Deep learning has produced exceptional results in many fields but it is not THE absolute solution for everything. In my experience if you have structured data, ML can perform quite well. However, I will try to answer your question from a different perspective. 'Accuracy' in any problem is a tempting measure and we all want to achieve it as high as possible. But it is only one aspect of an algorithm. Space complexity, time complexity, availability of resources ( memory, computational power, latency etc.) are also important if you want to deploy an algorithm for real world applications. Traditional ML algorithms are still popular and might be your only solution if you are working with very limited resources ( think about single board computing)
In my limited knowledge, I have observed that Deep Learning is effective in applicatiins with high computational resources and large data set for training. Usually, with a smaller data set, conventional ML algorithms based on SVM and KNN suffices.
As successful as deep learning, or artificial neural network (ANN) training as it was known before the hype, has been in recent years, it is not a panacea for machine learning. Instead, it is a particular discriminative machine learning approach that has been especially successful on certain kinds of machine learning tasks, namely those with huge quantities of, usually high dimensional, data with rich underlying structure. To suggest that ANNs are universally dominant even among discriminative machine learning tasks is somewhat preposterous, e.g. they are often, if not usually, inferior to Gaussian processes on low-dimensional, small-data regime, tasks, and still arguably trail behind decision tree ensemble approaches for “out-of-the-box” usage on, for example, generic classification tasks. Perhaps more significantly, many problems call for a generative (e.g. Bayesian), rather than discriminative, approach, particularly when data is scarce or significant prior information is available. Interestingly, however, this is perhaps where a lot of the successes of ANNs actually originate. Compared to say random forests, ANNs constitute a very flexible and composable framework for discriminative machine learning and perhaps provide a means of indirectly imposing prior knowledge on the ANN through its structuring. A major weakness of declarative generative approaches is that we almost always have to impose more assumptions on the model then we would like – all models will inevitably be misspecified. For ANNs, on the other hand, when there is not an abundance of training data, one often struggles to impose enough assumptions, sometimes, for example, resorting to generating synthetic data to train the network.
Dear All , I hereby invite any one who wants to Co-author a text book on Big Data Analytics , specifically for authoring one Chapter on Deep Learning (other Machine Learning Techniques are already being covered in a different chapter by one other Co-author)
As Tom pointed out DLs need large volumes of training data. DL have been performing extremely well on multimedia data, e. g. for object recognition or Natural Language Processing tasks. Whether DLs or shallow learners should be used depends on the problem at hand. It is often good practice to train a simple learner such as a Bayesian model as benchmark. Bayesian models are simple and converge fast, what makes them a good starting point. If a simpler learner performs equally well as a more sophisticated one such as Convolutional Neural Networks, the simpler one should be preferred (Occham's razor).

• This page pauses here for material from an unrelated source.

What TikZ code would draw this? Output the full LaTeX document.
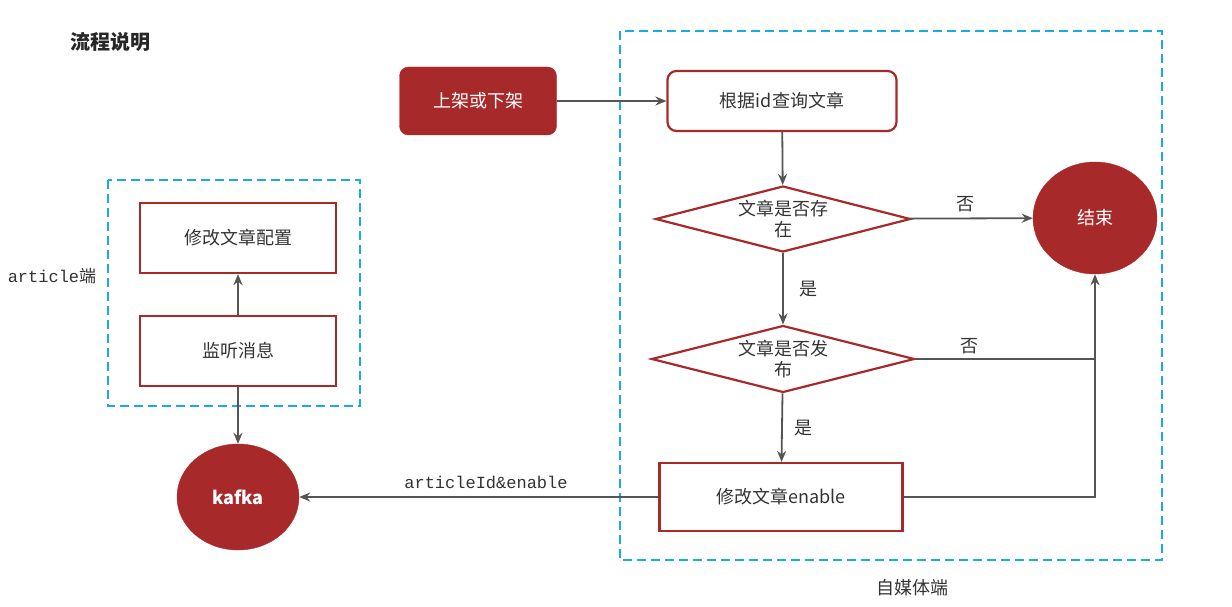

In a range of cases DL algorithms are equivalent to "classical" ones. For example, linear regression can be simply expressed as an artificial neural network, and they will be equivalent. The difference here is the way that ANN will be solved (usually) via some kind of gradient descent, and linear regression might be solved via (for example) SVD of something similar. And please note: since they are equivalent here, there is no need of huge dataset or high-dimesional feature space.
Almost the same for SVM vs ANN. One can construct certain ANN that will be equivalent to SVM. The difference is: in a range of problems SVM might be solved (optimized) way faster than an equivalent ANN. So the hyperparameters optimization will take less time.
Yes, a range of ANNs has demostrated spectacular results in a set of cases, but generally they are just multidimensional (in terms of feature space) approximators of a nonlinear decision boundary. And they have correlated weaknesses. For example, decision trees and their compositions (e.g. gradient boosting over DTs) handles categorical features in a more natural way than any ANN. That doesnt mean GBT will beat ANN in any problem with a lot of catgorical features. But it means one may choose easily when a problem featurespace contains catecorical features.